At least when you do it for a colleague there's an aspect of upskilling for all involved. For AI, only the billionaires benefit.

Show thread

Janneke Mar 7

@jcoglan
There is no such thing as code review.

Show thread

jcoglan Mar 7

@janneke not sure I understand what you mean by this, can you elaborate?

Show thread

jon r Mar 7

@jcoglan
I'm also interested in learning more. In some metaphoric kind of Un-Code-Review way, as with unconferences, or as a matter of fact?
@janneke

Show thread

Janneke Mar 7

@yala @jcoglan
When I learnt programming in the 80s, I would always do that together with a friend. Having access to a computer was hard to get and you would share that time. After a brief stint as a lonely "professional" programmer in the 90s, that was "allowed" again but you had to call it pair programming.

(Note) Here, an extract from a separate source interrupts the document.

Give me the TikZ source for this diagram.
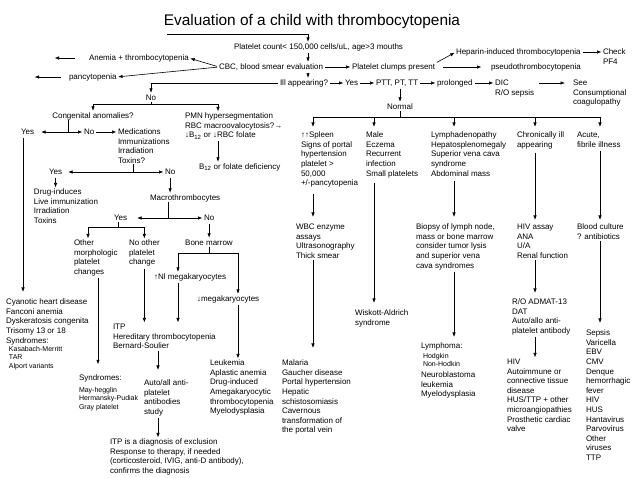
\documentclass[tikz,border=0pt]{standalone}
\usepackage{fontspec}
\setmainfont{Liberation Sans}
\usetikzlibrary{arrows.meta}

\begin{document}
\begin{tikzpicture}[x=1pt,y=-1pt,
  every node/.style={inner sep=0pt,outer sep=0pt,font=\fontsize{8}{9.6}\selectfont},
  lbl/.style={anchor=west,text height=5.8pt,text depth=1.6pt},
  blk/.style={anchor=north west,align=left},
  sml/.style={font=\fontsize{7}{8.3}\selectfont},
  brr/.style={line width=0.6pt,-{Latex[length=4.5pt,width=3.4pt]},shorten >=1.5pt},
  arr/.style={brr,shorten <=2pt},
  ln/.style={line width=0.6pt}]
\useasboundingbox (0,0) rectangle (638,478);

\node[font=\fontsize{15.4}{18}\selectfont] (title) at (312,22) {Evaluation of a child with thrombocytopenia};
\node[lbl] (plt) at (234,47) {Platelet count< 150,000 cells/uL, age>3 mouths};
\node[lbl] (cbc) at (219,67) {CBC, blood smear evaluation};
\node[lbl] (anemia) at (89,58) {Anemia + thrombocytopenia};
\node[lbl] (panc) at (69,77) {pancytopenia};
\node[lbl] (ill) at (280,83) {Ill appearing?};
\node[lbl] (clumps) at (352,67) {Platelet clumps present};
\node[lbl] (hep) at (456,52) {Heparin-induced thrombocytopenia};
\node[blk] (check) at (603,49) {Check\\PF4};
\node[lbl] (pseudo) at (491,67) {pseudothrombocytopenia};
\node[lbl] (yes1) at (345,83) {Yes};
\node[lbl] (ptt) at (376,83) {PTT, PT, TT};
\node[lbl] (prol) at (437,83) {prolonged};
\node[blk] (dic) at (495,80) {DIC\\R/O sepsis};
\node[blk] (see) at (573,80) {See\\Consumptional\\coagulopathy};
\node[lbl,anchor=center] (normal) at (400,107) {Normal};
\node[lbl,anchor=center] (no1) at (151,98) {No};

\node[lbl,anchor=center] (cong) at (93,116) {Congenital anomalies?};
\node[blk] (pmn) at (185,113) {PMN hypersegmentation\\RBC macroovalocytosis?→\\↓B\textsubscript{12} or ↓RBC folate};
\node[lbl] (b12) at (199,167) {B\textsubscript{12} or folate deficiency};
\node[lbl] (yesA) at (21,132) {Yes};
\node[lbl] (noA) at (84,132) {No};
\node[blk] (med) at (118,129) {Medications\\Immunizations\\Irradiation\\Toxins?};
\node[lbl] (yes2) at (49,172) {Yes};
\node[lbl] (no2) at (165,172) {No};
\node[blk] (drug) at (34,189) {Drug-induces\\Live immunization\\Irradiation\\Toxins};
\node[lbl] (macro) at (150,198) {Macrothrombocytes};
\node[lbl] (yes3) at (114,218) {Yes};
\node[lbl] (no3) at (204,218) {No};
\node[blk] (other) at (74,240) {Other\\morphologic\\platelet\\changes};
\node[blk] (noother) at (129,240) {No other\\platelet\\change};
\node[lbl,anchor=center] (bone) at (209,243) {Bone marrow};
\node[lbl] (nlmega) at (154,277) {↑Nl megakaryocytes};
\node[lbl] (lomega) at (197,299) {↓megakaryocytes};
\node[blk] (cyan) at (6,299) {Cyanotic heart disease\\Fanconi anemia\\Dyskeratosis congenita\\Trisomy 13 or 18\\Syndromes:};
\node[blk,sml] (cyansub) at (9,346.5) {Kasabach-Merritt\\TAR\\Alport variants};
\node[blk] (itp) at (113,324) {ITP\\Hereditary thrombocytopenia\\Bernard-Soulier};
\node[lbl] (syn) at (79,378) {Syndromes:};
\node[blk,sml] (may) at (79,387.5) {May-hegglin\\Hermansky-Pudiak\\Gray platelet};
\node[blk] (auto) at (144,380) {Auto/all anti-\\platelet\\antibodies\\study};
\node[blk] (excl) at (110,439) {ITP is a diagnosis of exclusion\\Response to therapy, if needed\\(corticosteroid, IVIG, anti-D antibody),\\confirms the diagnosis};
\node[blk] (leuk) at (210,360) {Leukemia\\Aplastic anemia\\Drug-induced\\Amegakaryocytic\\thrombocytopenia\\Myelodysplasia};
\node[blk] (malaria) at (282,360) {Malaria\\Gaucher disease\\Portal hypertension\\Hepatic\\schistosomiasis\\Cavernous\\transformation of\\the portal vein};

\node[blk] (spleen) at (301,132) {↑↑Spleen\\Signs of portal\\hypertension\\platelet >\\50,000\\+/-pancytopenia};
\node[blk] (male) at (366,132) {Male\\Eczema\\Recurrent\\infection\\Small platelets};
\node[blk] (lymph) at (431,132) {Lymphadenopathy\\Hepatosplenomegaly\\Superior vena cava\\syndrome\\Abdominal mass};
\node[blk] (chronic) at (517,132) {Chronically ill\\appearing};
\node[blk] (acute) at (577,132) {Acute,\\fibrile illness};
\node[blk] (wbc) at (296,224) {WBC enzyme\\assays\\Ultrasonography\\Thick smear};
\node[blk] (biopsy) at (416,224) {Biopsy of lymph node,\\mass or bone marrow\\consider tumor lysis\\and superior vena\\cava syndromes};
\node[blk] (hivA) at (517,224) {HIV assay\\ANA\\U/A\\Renal function};
\node[blk] (blood) at (577,224) {Blood culture\\? antibiotics};
\node[blk] (wisk) at (355,310) {Wiskott-Aldrich\\syndrome};
\node[blk] (adamts) at (512,299) {R/O ADMAT-13\\DAT\\Auto/allo anti-\\platelet antibody};
\node[blk] (lymphoma) at (421,343) {Lymphoma:};
\node[blk,sml] (hodg) at (423,353.4) {Hodgkin\\Non-Hodkin};
\node[blk] (neuro) at (421,372) {Neuroblastoma\\leukemia\\Myelodysplasia};
\node[blk] (hivB) at (507,359) {HIV\\Autoimmune or\\connective tissue\\disease\\HUS/TTP + other\\microangiopathies\\Prosthetic cardiac\\valve};
\node[blk] (sepsis) at (586,330) {Sepsis\\Varicella\\EBV\\CMV\\Denque\\hemorrhagic\\fever\\HIV\\HUS\\Hantavirus\\Parvovirus\\Other\\viruses\\TTP};

\coordinate (spine) at (308,0);
\coordinate (anemiaL) at (53,58);
\coordinate (pancL) at (33,77);
\coordinate (nobar) at (151,104);
\coordinate (congcol) at (68,0);
\coordinate (congbar) at (68,132);
\coordinate (medbar) at (133,172);
\coordinate (macbar) at (168,218);
\coordinate (y3bar) at (118,227);
\coordinate (othercol) at (88,0);
\coordinate (othdown) at (98,0);
\coordinate (bbar) at (209,253);
\coordinate (nlcol) at (178,0);
\coordinate (locol) at (238,0);
\coordinate (itpcol) at (158,0);
\coordinate (yescol) at (23,0);
\coordinate (pmncol) at (218,0);
\coordinate (nbar) at (400,117);
\coordinate (spcol) at (313,0);
\coordinate (malecol) at (374,0);
\coordinate (lycol) at (454,0);
\coordinate (chcol) at (535,0);
\coordinate (accol) at (600,0);

\draw[brr] ([xshift=3pt,yshift=-5pt]title.south west) -| (plt.north -| spine);
\draw[arr] (plt.south -| spine) -- (cbc.north -| spine);
\draw[arr] (cbc.south -| spine) -- (ill.north -| spine);
\draw[arr] (cbc.west) -- (anemia.east);
\draw[arr] (cbc.west) -- (panc.east);
\draw[arr] ([xshift=-12pt]anemia.west) -- (anemiaL);
\draw[arr] ([xshift=-6pt]panc.west) -- (pancL);
\draw[arr] (cbc.east) -- (clumps.west);
\draw[arr] (clumps.north east) -- (hep.west);
\draw[arr] ([xshift=6pt]clumps.east) -- ([xshift=-8pt]pseudo.west);
\draw[arr] (hep.east) -- (hep.east -| check.west);
\draw[arr] (ill.east) -- (yes1.west);
\draw[arr] (yes1.east) -- (ptt.west);
\draw[arr] (ptt.east) -- (prol.west);
\draw[arr] (prol.east) -- (prol.east -| dic.west);
\draw[arr,shorten >=8pt] ([xshift=3pt]dic.east |- prol.east) -- (see.west |- prol.east);
\draw[arr] (ptt.south -| normal) -- (normal.north);
\draw[arr] (ill.west) -| (no1.north);

\draw[ln] (no1.south) -- (nobar);
\draw[brr] (nobar) -| (cong.north);
\draw[brr] (nobar) -| (pmn.north -| pmncol);
\draw[arr] (pmn.south -| pmncol) -- (b12.north -| pmncol);
\draw[ln] (cong.south -| congcol) -- (congbar);
\draw[brr,shorten >=7pt] (congbar) -- (yesA.east);
\draw[brr] (congbar) -- (noA.west);
\draw[arr] (noA.east) -- (noA.east -| med.west);
\draw[ln] (med.south -| medbar) -- (medbar);
\draw[brr,shorten >=6pt] (medbar) -- (yes2.east);
\draw[brr] (medbar) -- (no2.west);
\draw[arr] (yes2.south) -- (yes2.south |- drug.north);
\draw[arr] (no2.south) -- (no2.south |- macro.north);
\draw[ln] (macro.south -| macbar) -- (macbar);
\draw[brr,shorten >=10pt] (macbar) -- (yes3.east);
\draw[brr] (macbar) -- (no3.west);
\draw[ln] (yes3.south -| y3bar) -- (y3bar);
\draw[brr] (y3bar) -| (other.north -| othercol);
\draw[brr] (y3bar) -| (noother.north);
\draw[arr] (no3.south) -- (no3.south |- bone.north);
\draw[ln] (bone.south) -- (bbar);
\draw[brr] (bbar) -| (nlmega.north -| nlcol);
\draw[brr] (bbar) -| (lomega.north -| locol);
\draw[arr,shorten >=10pt] (other.south -| othdown) -- (syn.north -| othdown);
\draw[arr] (noother.south) -- (noother.south |- itp.north);
\draw[arr] (nlmega.south -| nlcol) -- (itp.north -| nlcol);
\draw[arr] (lomega.south -| locol) -- (leuk.north -| locol);
\draw[arr,shorten >=10pt] (itp.south -| itpcol) -- (auto.north -| itpcol);
\draw[arr] (auto.south -| itpcol) -- (excl.north -| itpcol);
\draw[arr,shorten >=7pt] (yesA.south -| yescol) -- (cyan.north -| yescol);

\draw[ln] (normal.south) -- (nbar);
\draw[ln] (nbar -| spcol) -- (nbar -| accol);
\draw[brr,shorten >=5pt] (nbar -| spcol) -- (spleen.north -| spcol);
\draw[brr,shorten >=5pt] (nbar -| malecol) -- (male.north -| malecol);
\draw[brr,shorten >=5pt] (nbar -| lycol) -- (lymph.north -| lycol);
\draw[brr,shorten >=5pt] (nbar -| chcol) -- (chronic.north -| chcol);
\draw[brr,shorten >=5pt] (nbar -| accol) -- (acute.north -| accol);
\draw[arr,shorten <=7pt,shorten >=7pt] (spleen.south -| spcol) -- (wbc.north -| spcol);
\draw[arr,shorten <=5pt,shorten >=7pt] (male.south -| malecol) -- (wisk.north -| malecol);
\draw[arr,shorten <=5pt,shorten >=7pt] (lymph.south -| lycol) -- (biopsy.north -| lycol);
\draw[arr,shorten <=4pt,shorten >=4pt] (chronic.south -| chcol) -- (hivA.north -| chcol);
\draw[arr,shorten <=4pt,shorten >=4pt] (acute.south -| accol) -- (blood.north -| accol);
\draw[arr,shorten >=12pt] (wbc.south -| spcol) -- (malaria.north -| spcol);
\draw[arr,shorten >=6pt] (biopsy.south -| lycol) -- (lymphoma.north -| lycol);
\draw[arr,shorten >=6pt] (hivA.south -| chcol) -- (adamts.north -| chcol);
\draw[arr] (adamts.south -| chcol) -- (hivB.north -| chcol);
\draw[arr,shorten >=7pt] (blood.south -| accol) -- (sepsis.north -| accol);
\end{tikzpicture}
\end{document}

I've been trying to avoid the ritual commonly known as code review (trckacr) for many reasons. I don't like it as a reviewer. I'm bad at it. I'm not a computer and something that looks plausible to me may not even compile. Cosmetic or stylistic errors/anomalies are easy, but reviews usually happen when the code is finished. Are you really going to suggest a full rewrite? A good friend of mine was a team lead at Google, and they lamented about how impossible code review sessions were and how producing quality code this way seems impossible.

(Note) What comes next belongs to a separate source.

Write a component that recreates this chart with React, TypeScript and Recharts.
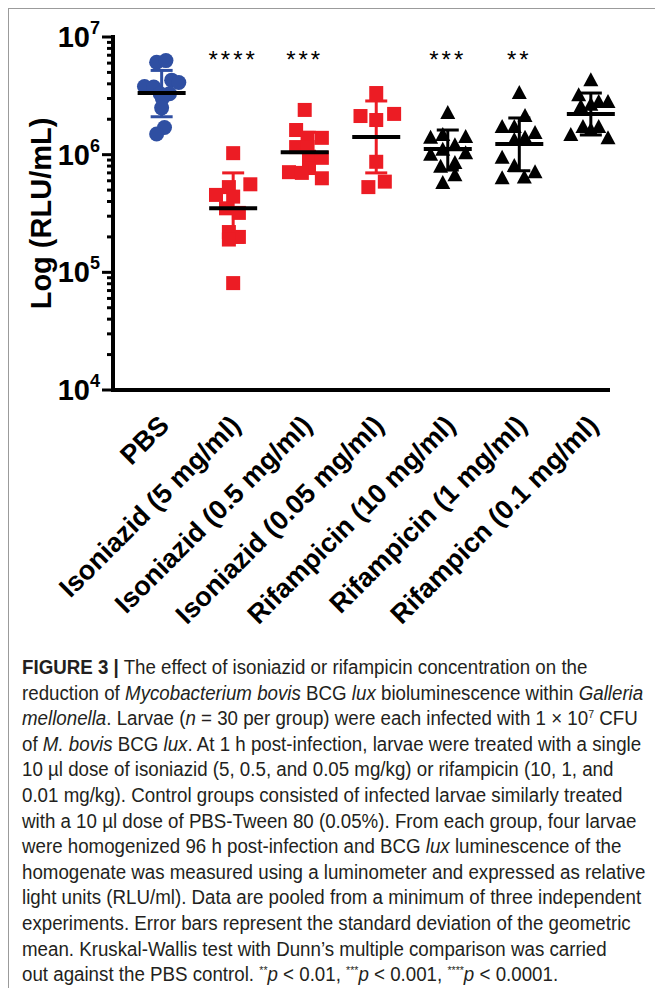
import { ScatterChart, Scatter, XAxis, YAxis, ErrorBar } from 'recharts'

const groups = [
  'PBS',
  'Isoniazid (5 mg/ml)',
  'Isoniazid (0.5 mg/ml)',
  'Isoniazid (0.05 mg/ml)',
  'Rifampicin (10 mg/ml)',
  'Rifampicin (1 mg/ml)',
  'Rifampicn (0.1 mg/ml)',
]

// RLU/mL per larva, with horizontal spread (in group units) as plotted
const pbsValues = [6.1e6, 6.3e6, 4.3e6, 4.1e6, 3.8e6, 3.75e6, 3.3e6, 3.3e6, 3.0e6, 2.5e6, 1.7e6, 1.5e6]
const pbsSpread = [-0.07, 0.06, 0.14, 0.24, -0.24, -0.11, 0.11, -0.02, 0.01, 0.0, 0.04, -0.07]

const iso5Values = [1.03e6, 5.3e5, 5.6e5, 4.55e5, 4.4e5, 3.5e5, 3.2e5, 2.2e5, 2.0e5, 1.9e5, 8.1e4]
const iso5Spread = [0, -0.06, 0.24, -0.24, 0, -0.1, 0.08, -0.06, 0.08, -0.06, 0]

const iso05Values = [2.4e6, 1.62e6, 1.39e6, 1.39e6, 1.16e6, 1.16e6, 9.6e5, 9.4e5, 7.1e5, 7.7e5, 7.0e5, 6.3e5]
const iso05Spread = [0, -0.12, 0.04, 0.24, -0.12, 0.04, 0.06, 0.24, -0.22, 0.06, -0.04, 0.24]

const iso005Values = [3.34e6, 2.13e6, 2.22e6, 1.97e6, 8.7e5, 5.9e5, 5.3e5]
const iso005Spread = [0, -0.22, 0.25, 0, 0, 0.12, -0.11]

const rif10Values = [2.26e6, 1.39e6, 1.41e6, 1.47e6, 1.0e6, 1.1e6, 1.2e6, 1.03e6, 7.9e5, 8.5e5, 6.7e5, 5.75e5]
const rif10Spread = [0, -0.24, 0.25, -0.07, -0.24, -0.07, 0.1, 0.25, -0.1, 0.1, 0.1, -0.07]

const rif1Values = [3.34e6, 2.13e6, 1.72e6, 1.72e6, 1.53e6, 1.33e6, 1.39e6, 9.4e5, 8.0e5, 7.1e5, 6.3e5, 6.4e5]
const rif1Spread = [0, 0.08, -0.24, -0.07, 0.22, -0.07, 0.08, -0.24, -0.07, 0.22, -0.24, 0.07]

const rif01Values = [4.3e6, 3.2e6, 2.8e6, 2.8e6, 2.55e6, 2.65e6, 1.47e6, 1.72e6, 1.72e6, 1.62e6, 1.38e6]
const rif01Spread = [0, -0.17, 0.11, 0.24, -0.14, 0, -0.28, -0.11, 0.11, 0, 0.24]

// geometric mean and SD bounds per group
const means = [3.34e6, 3.5e5, 1.05e6, 1.41e6, 1.12e6, 1.23e6, 2.22e6]
const upper = [5.2e6, 7.0e5, 1.55e6, 2.86e6, 1.62e6, 2.05e6, 3.34e6]
const lower = [2.1e6, 1.8e5, 7.0e5, 7.0e5, 7.4e5, 7.3e5, 1.47e6]

const stars = ['', '****', '***', '', '***', '**', '']

const yTicks: number[] = []
for (let d = 4; d < 7; d++) for (let m = 1; m < 10; m++) yTicks.push(m * 10 ** d)
yTicks.push(1e7)

const BLUE = '#2f4fa2'
const RED = '#ec1c24'
const FONT = '"Liberation Sans", Arial, Helvetica, sans-serif'

const pts = (g: number, vals: number[], spread: number[]) =>
  vals.map((v, i) => ({ x: g + spread[i], y: v }))

const summary = (idx: number[]) =>
  idx.map((i) => ({ x: i, y: means[i], err: [means[i] - lower[i], upper[i] - means[i]] }))

const sigData = stars
  .map((s, i) => ({ x: i, y: 7e6, label: s }))
  .filter((d) => d.label)

const Circle = (p: any) => <circle cx={p.cx} cy={p.cy} r={7.5} fill={BLUE} />
const Square = (p: any) => <rect x={p.cx - 7} y={p.cy - 7} width={14} height={14} fill={RED} />
const Tri = (p: any) => (
  <polygon
    points={`${p.cx},${p.cy - 8} ${p.cx + 7.5},${p.cy + 6} ${p.cx - 7.5},${p.cy + 6}`}
    fill="#000"
  />
)
const MeanLine = (p: any) => (
  <line x1={p.cx - 24} x2={p.cx + 24} y1={p.cy} y2={p.cy} stroke="#000" strokeWidth={4} />
)
const Stars = (p: any) => (
  <text
    x={p.cx}
    y={p.cy}
    dy="0.55em"
    textAnchor="middle"
    fontFamily={FONT}
    fontSize={24}
    letterSpacing={3}
    fill="#000"
  >
    {p.payload.label}
  </text>
)

function YTick({ x, y, payload }: any) {
  const v = payload.value
  const lg = Math.log10(v)
  const exp = Math.round(lg)
  const major = Math.abs(lg - exp) < 1e-6
  return (
    <g>
      <line x1={x - (major ? 11 : 6)} x2={x} y1={y} y2={y} stroke="#000" strokeWidth={3} />
      {major && (
        <text
          x={x - 13}
          y={y}
          dy={10}
          textAnchor="end"
          fontFamily={FONT}
          fontWeight="bold"
          fontSize={29}
          fill="#000"
        >
          10
          <tspan dy={-13} fontSize={18}>
            {exp}
          </tspan>
        </text>
      )}
    </g>
  )
}

function XTick({ x, y, payload }: any) {
  const tx = x + 9
  const ty = y + 37
  return (
    <text
      x={tx}
      y={ty}
      transform={`rotate(-45, ${tx}, ${ty})`}
      textAnchor="end"
      fontFamily={FONT}
      fontWeight="bold"
      fontSize={27}
      fill="#000"
    >
      {groups[payload.value]}
    </text>
  )
}

const YLabel = ({ viewBox }: any) => {
  const cx = viewBox.x + 41
  const cy = viewBox.y + viewBox.height / 2
  return (
    <text
      x={cx}
      y={cy}
      transform={`rotate(-90, ${cx}, ${cy})`}
      textAnchor="middle"
      dominantBaseline="central"
      fontFamily={FONT}
      fontWeight="bold"
      fontSize={29}
      fill="#000"
    >
      Log (RLU/mL)
    </text>
  )
}

const supStyle = { fontSize: 11, lineHeight: 0 }

export default function App() {
  return (
    <div
      style={{
        position: 'absolute',
        left: 0,
        top: 0,
        width: 655,
        height: 988,
        background: '#fff',
        overflow: 'hidden',
      }}
    >
      <div
        style={{
          position: 'absolute',
          left: 8,
          top: 8,
          right: 0,
          bottom: 0,
          borderTop: '1.5px solid #9b9b9b',
          borderLeft: '1.5px solid #9b9b9b',
        }}
      />
      <div style={{ position: 'absolute', left: 0, top: 0 }}>
        <ScatterChart width={655} height={640} margin={{ top: 37, right: 47, bottom: 10, left: 0 }}>
          <XAxis
            type="number"
            dataKey="x"
            domain={[-0.68, 6.18]}
            ticks={[0, 1, 2, 3, 4, 5, 6]}
            interval={0}
            height={240}
            tickSize={0}
            tickMargin={0}
            tickLine={false}
            tick={<XTick />}
            axisLine={{ stroke: '#000', strokeWidth: 4, strokeLinecap: 'square' }}
          />
          <YAxis
            type="number"
            dataKey="y"
            scale="log"
            domain={[1e4, 1e7]}
            allowDataOverflow
            ticks={yTicks}
            interval={0}
            width={113}
            tickSize={0}
            tickMargin={0}
            tickLine={false}
            tick={<YTick />}
            axisLine={{ stroke: '#000', strokeWidth: 4, strokeLinecap: 'square' }}
            label={{ content: YLabel }}
          />
          <Scatter data={pts(0, pbsValues, pbsSpread)} shape={Circle} isAnimationActive={false} />
          <Scatter data={pts(1, iso5Values, iso5Spread)} shape={Square} isAnimationActive={false} />
          <Scatter data={pts(2, iso05Values, iso05Spread)} shape={Square} isAnimationActive={false} />
          <Scatter data={pts(3, iso005Values, iso005Spread)} shape={Square} isAnimationActive={false} />
          <Scatter data={pts(4, rif10Values, rif10Spread)} shape={Tri} isAnimationActive={false} />
          <Scatter data={pts(5, rif1Values, rif1Spread)} shape={Tri} isAnimationActive={false} />
          <Scatter data={pts(6, rif01Values, rif01Spread)} shape={Tri} isAnimationActive={false} />
          <Scatter data={summary([0])} shape={MeanLine} isAnimationActive={false}>
            <ErrorBar dataKey="err" direction="y" width={11} stroke={BLUE} strokeWidth={3} />
          </Scatter>
          <Scatter data={summary([1, 2, 3])} shape={MeanLine} isAnimationActive={false}>
            <ErrorBar dataKey="err" direction="y" width={11} stroke={RED} strokeWidth={3} />
          </Scatter>
          <Scatter data={summary([4, 5, 6])} shape={MeanLine} isAnimationActive={false}>
            <ErrorBar dataKey="err" direction="y" width={11} stroke="#000" strokeWidth={3} />
          </Scatter>
          <Scatter data={sigData} shape={Stars} isAnimationActive={false} />
        </ScatterChart>
      </div>
      <div
        style={{
          fontFamily: FONT,
          position: 'absolute',
          left: 22,
          top: 655,
          fontSize: 19.5,
          lineHeight: '25.6px',
          color: '#231f20',
          whiteSpace: 'nowrap',
          transform: 'scaleX(0.96)',
          transformOrigin: '0 0',
        }}
      >
        <div>
          <b>FIGURE 3</b> <b>|</b> The effect of isoniazid or rifampicin concentration on the
        </div>
        <div>
          reduction of <i>Mycobacterium bovis</i> BCG <i>lux</i> bioluminescence within <i>Galleria</i>
        </div>
        <div>
          <i>mellonella</i>. Larvae (<i>n</i> = 30 per group) were each infected with 1 × 10
          <sup style={supStyle}>7</sup> CFU
        </div>
        <div>
          of <i>M. bovis</i> BCG <i>lux</i>. At 1 h post-infection, larvae were treated with a single
        </div>
        <div>10 µl dose of isoniazid (5, 0.5, and 0.05 mg/kg) or rifampicin (10, 1, and</div>
        <div>0.01 mg/kg). Control groups consisted of infected larvae similarly treated</div>
        <div>with a 10 µl dose of PBS-Tween 80 (0.05%). From each group, four larvae</div>
        <div>
          were homogenized 96 h post-infection and BCG <i>lux</i> luminescence of the
        </div>
        <div>homogenate was measured using a luminometer and expressed as relative</div>
        <div>light units (RLU/ml). Data are pooled from a minimum of three independent</div>
        <div>experiments. Error bars represent the standard deviation of the geometric</div>
        <div>mean. Kruskal-Wallis test with Dunn’s multiple comparison was carried</div>
        <div>
          out against the PBS control. <sup style={supStyle}>**</sup>
          <i>p</i> &lt; 0.01, <sup style={supStyle}>***</sup>
          <i>p</i> &lt; 0.001, <sup style={supStyle}>****</sup>
          <i>p</i> &lt; 0.0001.
        </div>
      </div>
    </div>
  )
}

It's not all black and white. I do find review comments helpful sometimes, especially when entering a new project. Usually that's about style or other cultural memes.

If you want to have (give or receive) truly impactful input from a second person on a piece of code, pair program it.

Anyway, I believe that the person who codes alone as opposed to pairing is cultivating the software crisis, and so is trckacr.

Show thread

Janneke Mar 7

@yala @jcoglan
So yeah, I do acknowledge the ritual exists, just not that it has much if anything to do with what it suggests that it is, or with what managers (non-programmers) belief it is.

Show thread

noplasticshower Mar 7

@jcoglan I helped to invent and commercialize static analysis engines for precisely that reason. So fun.

Show thread

A Mar 7

@jcoglan not even that. I also use LLMs for code reviews...

Show thread

Max S. New ⚜️Mar 7

@jcoglan and in open source LLMs can now automate the process of giving someone else horrible code review to do

@jcoglan Yeah! Especially when the reviewed code is just snippets copied from random sites on the internet! Fun!

Show thread

MongooseStudios Mar 8

@jcoglan and definitely never ever ever scrolls through half distractedly and says "LGTM"

Someone I know who is really into using LLMs to code — he uses one LLM to code, and another completely different LLM to code review.

He acts more like a technical lead or technical manager.